SWANE COMPANY v. BERKELEY COUNTY SOUTH CAROLINA

United States District Court, District of South Carolina (2015)

Facts

Issue

Holding — Norton, J.

Rule

Reasoning

Deep Dive: How the Court Reached Its Decision

Applicability of the Federal Arbitration Act

The court first determined that the Federal Arbitration Act (FAA) applied to the Biosolids Offtake Agreement because it involved interstate commerce. The court noted that various materials and equipment used in the performance of the Agreement were sourced from outside South Carolina, which established a connection to interstate commerce. The court referenced precedent indicating that the FAA's application is broad and encompasses transactions that may not directly relate to interstate commerce but involve goods that have crossed state lines. The plaintiff argued that the Agreement did not pertain to interstate commerce, relying on a South Carolina case, Timms v. Greene, which had been overruled by a later decision, Dean v. Heritage Healthcare of Ridgeway, LLC. The court highlighted that since Dean overruled Timms, the standards for determining interstate commerce had shifted, making it clear that the Agreement was indeed subject to the FAA. Ultimately, the court concluded that both parties’ reliance on supplies and equipment acquired through interstate commerce confirmed the FAA's applicability, thus allowing the arbitration clause to be enforced.

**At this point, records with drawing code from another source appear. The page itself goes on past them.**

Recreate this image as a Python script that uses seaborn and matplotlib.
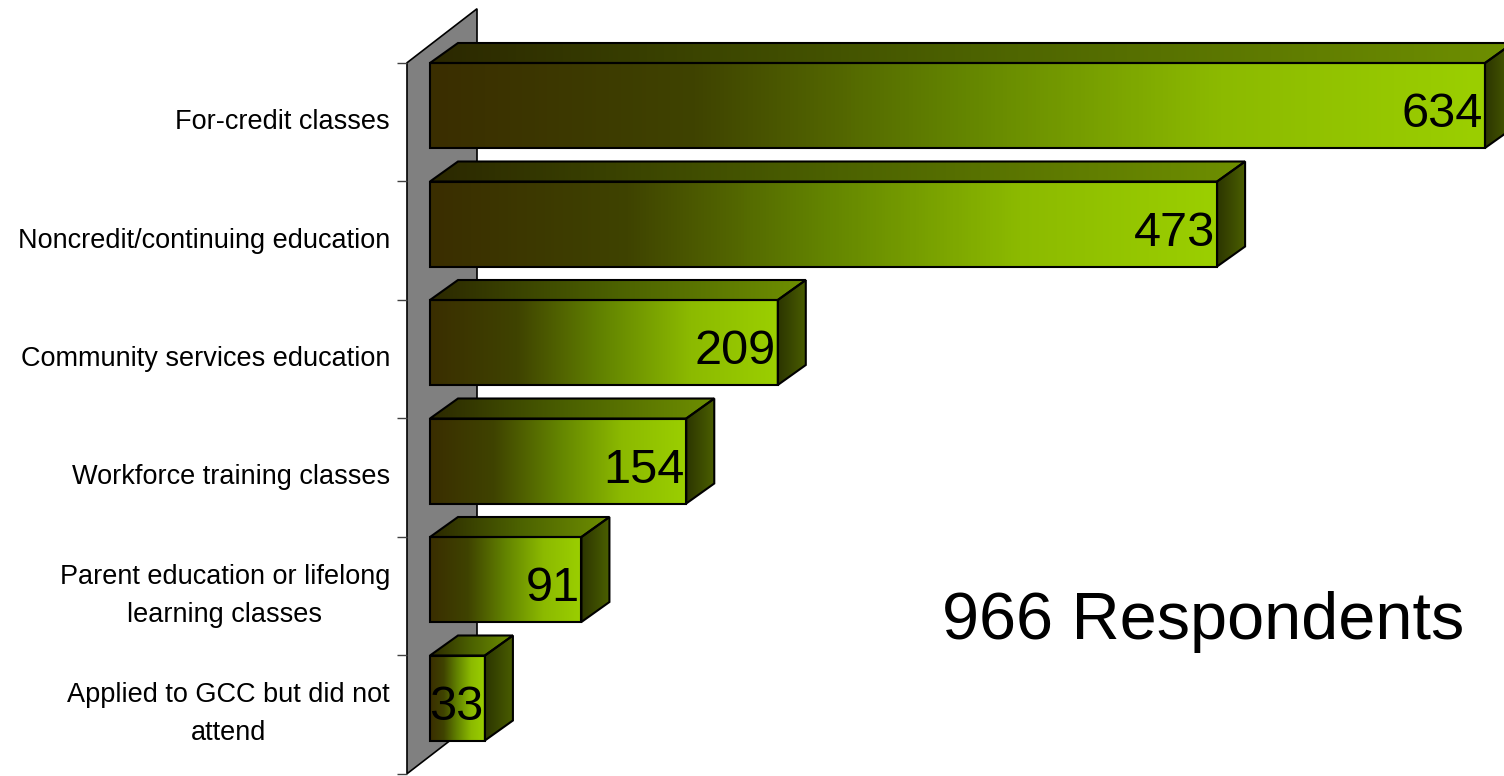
import numpy as np
import pandas as pd
import matplotlib
matplotlib.use("Agg")
import matplotlib.pyplot as plt
import seaborn as sns
from matplotlib.colors import LinearSegmentedColormap
from matplotlib.patches import Polygon
from matplotlib import font_manager as fm

# ---------------- data ----------------
categories = [
    "For-credit classes",
    "Noncredit/continuing education",
    "Community services education",
    "Workforce training classes",
    "Parent education or lifelong\nlearning classes",
    "Applied to GCC but did not\nattend",
]
values = [634, 473, 209, 154, 91, 33]
annotation = "966 Respondents"

# ---------------- fonts ----------------
names = {f.name for f in fm.fontManager.ttflist}
LABEL_FONT = "Liberation Sans" if "Liberation Sans" in names else "DejaVu Sans"
NUM_FONT = "Liberation Sans Narrow" if "Liberation Sans Narrow" in names else LABEL_FONT
NUM_SIZE = 37 if NUM_FONT == "Liberation Sans Narrow" else 35

sns.set_style("white")
plt.rcParams["font.family"] = [LABEL_FONT, "DejaVu Sans"]

# ---------------- layout (pixels) ----------------
W, H, DPI = 1504, 776, 100
X0_PX, XEND_PX = 430, 1485          # bar start / end of longest bar
ROW_PX, Y0_PX = 118.5, 105.5        # row pitch / center of first bar front
BAR_H_PX = 85
DEPTH_DX_PX, DEPTH_DY_PX = 28, 20   # bar depth
WALL_FRONT_PX, WALL_BACK_PX, WALL_DY_PX = 407, 477, 54
SHIFT_Y_PX = 16.5                   # wall-plane offset of category centres

sx = (XEND_PX - X0_PX) / max(values)
def px2x(px):
    return (px - X0_PX) / sx

fig = plt.figure(figsize=(W / DPI, H / DPI), dpi=DPI)
ax = fig.add_axes([0, 0, 1, 1])

df = pd.DataFrame({"category": categories, "value": values})
sns.barplot(data=df, x="value", y="category", orient="h",
            width=BAR_H_PX / ROW_PX, color="#99cc00", ax=ax, zorder=4)

n = len(categories)
DX = DEPTH_DX_PX / sx
DY = DEPTH_DY_PX / ROW_PX
shift_y = SHIFT_Y_PX / ROW_PX

front_cmap = LinearSegmentedColormap.from_list(
    "front", [(0, "#3a2e00"), (0.25, "#3f4300"), (0.5, "#638400"),
              (0.75, "#8cba00"), (1.0, "#9bcf00")])
top_cmap = LinearSegmentedColormap.from_list(
    "top", [(0, "#2b2800"), (0.5, "#4c6200"), (1.0, "#6e8f00")])
side_cmap = LinearSegmentedColormap.from_list(
    "side", [(0, "#2c3500"), (1.0, "#4a5e00")])

grad = np.linspace(0, 1, 256)[None, :]

# ---- back wall ----
wf, wb = px2x(WALL_FRONT_PX), px2x(WALL_BACK_PX)
wdy = WALL_DY_PX / ROW_PX
top_b, bot_b = -0.5 + shift_y, n - 0.5 + shift_y
wall = Polygon([(wf, top_b), (wb, top_b - wdy), (wb, bot_b - wdy), (wf, bot_b)],
               closed=True, facecolor="#808080", edgecolor="black", lw=1.2, zorder=1)
ax.add_patch(wall)

# ticks on the wall front edge
for k in range(n + 1):
    b = -0.5 + k + shift_y
    ax.plot([px2x(397), wf], [b, b], color="#404040", lw=1, zorder=1,
            solid_capstyle="butt")

# ---- bars (3D look) ----
for p, v in zip(ax.patches, values):
    x0, w = p.get_x(), p.get_width()
    y, h = p.get_y(), p.get_height()
    x1 = x0 + w
    p.set_facecolor("none")
    p.set_edgecolor("black")
    p.set_linewidth(1.5)
    p.set_zorder(6)
    im = ax.imshow(grad, extent=[x0, x1, y + h, y], cmap=front_cmap,
                   aspect="auto", interpolation="bilinear", zorder=5)
    im.set_clip_path(p)

    topf = Polygon([(x0, y), (x0 + DX, y - DY), (x1 + DX, y - DY), (x1, y)],
                   closed=True, facecolor="none", edgecolor="black", lw=1.5, zorder=6)
    ax.add_patch(topf)
    im2 = ax.imshow(grad, extent=[x0, x1 + DX, y, y - DY], cmap=top_cmap,
                    aspect="auto", interpolation="bilinear", zorder=5)
    im2.set_clip_path(topf)

    side = Polygon([(x1, y), (x1 + DX, y - DY), (x1 + DX, y + h - DY), (x1, y + h)],
                   closed=True, facecolor="none", edgecolor="black", lw=1.5, zorder=6)
    ax.add_patch(side)
    im3 = ax.imshow(grad, extent=[x1, x1 + DX, y + h, y - DY], cmap=side_cmap,
                    aspect="auto", interpolation="bilinear", zorder=5)
    im3.set_clip_path(side)

    ax.text(x1 - 2 / sx, y + h / 2 + 9 / ROW_PX, f"{v}", ha="right", va="center",
            fontsize=NUM_SIZE, family=[NUM_FONT, "DejaVu Sans"], color="black", zorder=7)

# ---- category labels ----
for i, cat in enumerate(categories):
    ax.text(px2x(390), i + shift_y, cat, ha="right", va="center",
            multialignment="center", fontsize=19.5, linespacing=1.6,
            color="black", zorder=7)

ax.text(px2x(1203), (622 - Y0_PX) / ROW_PX, annotation, ha="center", va="center",
        fontsize=48, color="black", zorder=7)

ax.set_xlim(-X0_PX / sx, (W - X0_PX) / sx)
ax.set_ylim((H - Y0_PX) / ROW_PX, -Y0_PX / ROW_PX)
ax.axis("off")

fig.savefig("out.png", dpi=DPI)
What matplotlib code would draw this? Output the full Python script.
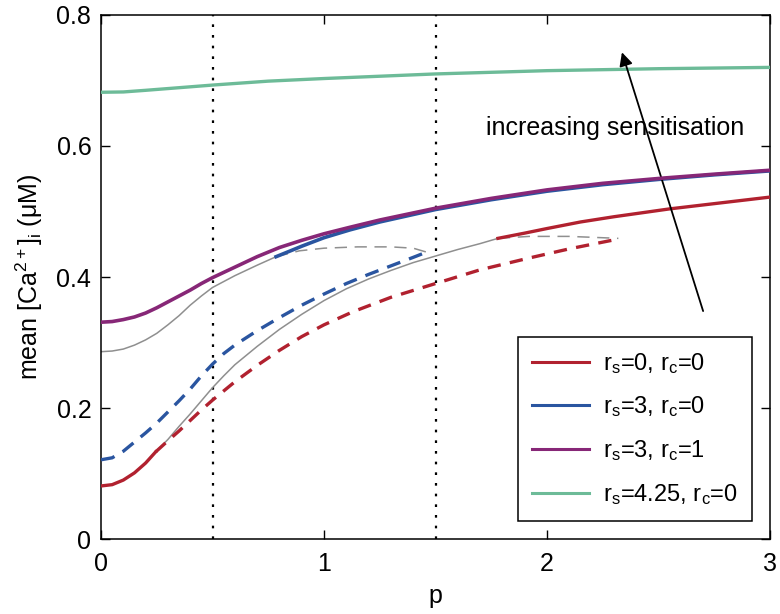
import matplotlib
matplotlib.use("Agg")
import matplotlib.pyplot as plt
from matplotlib.lines import Line2D

plt.rcParams['font.family'] = ['Liberation Sans', 'DejaVu Sans']
plt.rcParams['mathtext.fontset'] = 'custom'
plt.rcParams['mathtext.rm'] = 'Liberation Sans'
plt.rcParams['mathtext.it'] = 'Liberation Sans:italic'

# ---- data (p, mean [Ca2+]) ----
# r_s=4.25, r_c=0 (stable everywhere)
green_p = [0, 0.1, 0.2, 0.35, 0.5, 0.75, 1.0, 1.5, 2.0, 2.5, 3.0]
green_c = [0.682, 0.6825, 0.685, 0.689, 0.693, 0.699, 0.703, 0.710, 0.715, 0.718, 0.720]

# r_s=3, r_c=1 (stable everywhere)
purple_p = [0, 0.05, 0.1, 0.15, 0.2, 0.25, 0.3, 0.35, 0.4, 0.45, 0.5, 0.6, 0.7, 0.8,
            0.9, 1.0, 1.117, 1.25, 1.5, 1.75, 2.0, 2.25, 2.52, 2.75, 3.0]
purple_c = [0.331, 0.332, 0.335, 0.339, 0.345, 0.353, 0.362, 0.371, 0.380, 0.390,
            0.399, 0.415, 0.431, 0.445, 0.456, 0.466, 0.476, 0.487, 0.505, 0.520,
            0.533, 0.543, 0.551, 0.557, 0.563]

# r_s=3, r_c=0 : stable upper branch, unstable steady state, oscillation branches
blue_solid_p = [0.785, 0.85, 0.9, 1.0, 1.117, 1.25, 1.5, 1.75, 2.0, 2.25, 2.5, 2.75, 3.0]
blue_solid_c = [0.431, 0.440, 0.447, 0.460, 0.472, 0.484, 0.503, 0.518, 0.531, 0.541,
                0.549, 0.556, 0.562]
blue_dash_p = [0, 0.05, 0.1, 0.15, 0.2, 0.25, 0.3, 0.35, 0.4, 0.45, 0.5, 0.55, 0.6,
               0.7, 0.8, 0.9, 1.0, 1.1, 1.2, 1.3, 1.4, 1.46]
blue_dash_c = [0.121, 0.124, 0.134, 0.148, 0.162, 0.177, 0.194, 0.211, 0.229, 0.249,
               0.267, 0.283, 0.296, 0.318, 0.338, 0.357, 0.374, 0.390, 0.404, 0.417,
               0.430, 0.438]
blue_osc_p = [0, 0.05, 0.1, 0.15, 0.2, 0.25, 0.3, 0.35, 0.4, 0.45, 0.5, 0.6, 0.7, 0.785]
blue_osc_c = [0.286, 0.287, 0.290, 0.296, 0.304, 0.314, 0.327, 0.341, 0.357, 0.371,
              0.384, 0.402, 0.418, 0.431]
blue_osc_dash_p = [0.785, 0.89, 1.0, 1.15, 1.3, 1.40, 1.46]
blue_osc_dash_c = [0.431, 0.440, 0.444, 0.446, 0.446, 0.444, 0.438]

# r_s=0, r_c=0
red_low_p = [0, 0.05, 0.1, 0.15, 0.2, 0.245]
red_low_c = [0.081, 0.083, 0.090, 0.101, 0.116, 0.133]
red_high_p = [1.78, 1.9, 2.0, 2.15, 2.3, 2.55, 2.75, 3.0]
red_high_c = [0.459, 0.467, 0.474, 0.484, 0.492, 0.504, 0.512, 0.522]
red_dash_p = [0.245, 0.3, 0.35, 0.4, 0.45, 0.5, 0.55, 0.6, 0.7, 0.8, 0.9, 1.0, 1.13,
              1.3, 1.5, 1.7, 1.92, 2.1, 2.32]
red_dash_c = [0.133, 0.150, 0.165, 0.181, 0.197, 0.212, 0.226, 0.240, 0.265, 0.288,
              0.309, 0.327, 0.347, 0.369, 0.390, 0.411, 0.429, 0.443, 0.458]
red_osc_p = [0.245, 0.3, 0.35, 0.4, 0.45, 0.5, 0.55, 0.6, 0.7, 0.8, 0.9, 1.0, 1.1,
             1.2, 1.3, 1.4, 1.5, 1.6, 1.7, 1.78]
red_osc_c = [0.133, 0.152, 0.172, 0.191, 0.211, 0.231, 0.249, 0.266, 0.294, 0.320,
             0.343, 0.364, 0.382, 0.397, 0.410, 0.422, 0.432, 0.442, 0.451, 0.459]
red_osc_dash_p = [1.78, 1.92, 2.1, 2.32]
red_osc_dash_c = [0.459, 0.462, 0.462, 0.459]

vlines_p = [0.5, 1.5]

labels = [r"r$_\mathrm{s}$=0, r$_\mathrm{c}$=0",
          r"r$_\mathrm{s}$=3, r$_\mathrm{c}$=0",
          r"r$_\mathrm{s}$=3, r$_\mathrm{c}$=1",
          r"r$_\mathrm{s}$=4.25, r$_\mathrm{c}$=0"]

RED = '#B1212F'
BLUE = '#2A55A0'
PURPLE = '#872777'
GREEN = '#6DBB98'
GRAY = '#8F8F8F'

fig = plt.figure(figsize=(7.8, 6.14), dpi=100)
ax = fig.add_axes([0.1295, 0.1221, 0.8577, 0.8535])

for xv in vlines_p:
    ax.axvline(xv, color='k', lw=1.6, dashes=(1.2, 3.6), zorder=1)

# gray oscillation branches
ax.plot(blue_osc_p, blue_osc_c, color=GRAY, lw=1.1, zorder=2)
ax.plot(red_osc_p, red_osc_c, color=GRAY, lw=1.1, zorder=2)
ax.plot(blue_osc_dash_p, blue_osc_dash_c, color=GRAY, lw=1.1, dashes=(8, 5), zorder=2)
ax.plot(red_osc_dash_p, red_osc_dash_c, color=GRAY, lw=1.1, dashes=(8, 5), zorder=2)

# steady states
ax.plot(green_p, green_c, color=GREEN, lw=2.4, zorder=3)
ax.plot(red_low_p, red_low_c, color=RED, lw=2.4, zorder=3)
ax.plot(red_high_p, red_high_c, color=RED, lw=2.4, zorder=3)
ax.plot(red_dash_p, red_dash_c, color=RED, lw=2.4, dashes=(4, 2.8), zorder=3)
ax.plot(blue_dash_p, blue_dash_c, color=BLUE, lw=2.4, dashes=(4.2, 2.8), zorder=3)
ax.plot(blue_solid_p, blue_solid_c, color=BLUE, lw=2.6, zorder=3)
ax.plot(purple_p, purple_c, color=PURPLE, lw=2.6, zorder=4)

ax.annotate("", xy=(2.336, 0.743), xytext=(2.70, 0.348),
            arrowprops=dict(arrowstyle='-|>', color='k', lw=1.3,
                            mutation_scale=20, shrinkA=0, shrinkB=0))
ax.text(2.305, 0.627, "increasing sensitisation", fontsize=18,
        ha='center', va='center')

ax.set_xlim(0, 3)
ax.set_ylim(0, 0.8)
ax.set_xticks([0, 1, 2, 3])
ax.set_yticks([0, 0.2, 0.4, 0.6, 0.8])
ax.set_xticklabels(['0', '1', '2', '3'])
ax.set_yticklabels(['0', '0.2', '0.4', '0.6', '0.8'])
ax.tick_params(direction='in', length=6.5, width=1, labelsize=18,
               top=True, right=True)
ax.tick_params(axis='x', pad=9)
ax.tick_params(axis='y', pad=7)
for s in ax.spines.values():
    s.set_linewidth(1.1)

ax.set_xlabel("p", fontsize=18, labelpad=6)
ax.set_ylabel(r"mean [Ca$^\mathrm{2+}$]$_\mathrm{i}$ ($\mathrm{\mu}$M)", fontsize=18, labelpad=8)

handles = [Line2D([], [], color=c, lw=2.2) for c in (RED, BLUE, PURPLE, GREEN)]
leg = ax.legend(handles, labels, loc='lower right', bbox_to_anchor=(0.973, 0.034),
                borderaxespad=0, fontsize=17, handlelength=2.4, handletextpad=0.6,
                labelspacing=0.8, borderpad=0.6, fancybox=False, framealpha=1,
                edgecolor='k')
leg.get_frame().set_linewidth(1.1)

fig.savefig("out.png", dpi=100)
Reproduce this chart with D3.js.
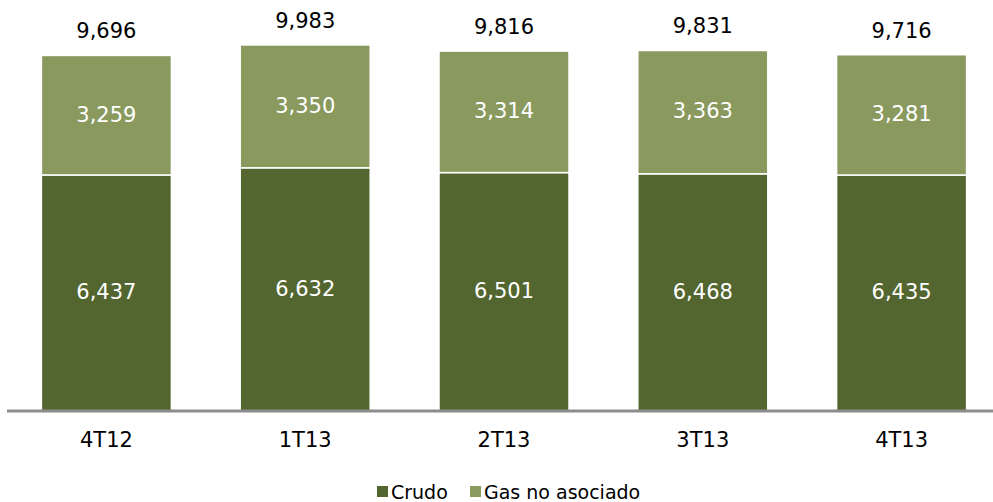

Scope of the Arbitration Clause

The court examined the scope of the arbitration clause in the Agreement, which mandated that disputes concerning any aspect of the Agreement be resolved through arbitration. The court recognized that South Carolina law favors arbitration and that any ambiguities regarding the enforceability of arbitration clauses should be resolved in favor of arbitration. It noted that the language of the arbitration clause was broad, requiring arbitration for any material disputes arising under the Agreement. The court emphasized that the factual allegations made by the plaintiff were significantly related to the Agreement, thereby falling within the scope of the arbitration clause. Even though the plaintiff's claims were framed as tort claims, they were deeply intertwined with the contractual rights established in the Agreement, which rendered arbitration appropriate. Consequently, the court found that the plaintiff's claims were subject to arbitration due to the significant relationship between the claims and the Agreement.

Non-signatory Defendants and Equitable Estoppel

The court addressed the plaintiff's argument that the Thompson defendants, as non-signatories to the Agreement, could not compel arbitration. It explained that non-signatories could compel arbitration under the doctrine of equitable estoppel when the claims against them were closely related to the underlying agreement. The court noted that the plaintiff's claims referenced the Agreement and were premised on the rights established therein, demonstrating that the claims were "inextricably intertwined" with the Agreement. Moreover, the court pointed out that the plaintiff alleged that the Thompson defendants were alter egos of BET, the signatory to the Agreement, which further justified their ability to compel arbitration. The court concluded that the plaintiff's reliance on the Agreement to support its claims against the Thompson defendants negated any argument against enforcement of the arbitration clause based on their non-signatory status. Thus, even if the arbitration clause did not explicitly cover the plaintiff's claims, the plaintiff was equitably estopped from avoiding arbitration.

Conclusion

In conclusion, the court granted the motion to compel arbitration, reinforcing the enforceability of the arbitration clause within the context of the FAA. The court established that the Agreement was related to interstate commerce, thereby falling under the FAA's purview. It also determined that the broadly written arbitration clause encompassed the plaintiff's claims, given their significant relationship to the Agreement. Additionally, the court upheld the principle of equitable estoppel, allowing non-signatory defendants to compel arbitration when the claims were intertwined with the agreement. Overall, the ruling emphasized the strong federal policy favoring arbitration and the importance of enforcing arbitration agreements when the relevant claims have a substantial connection to the underlying contract.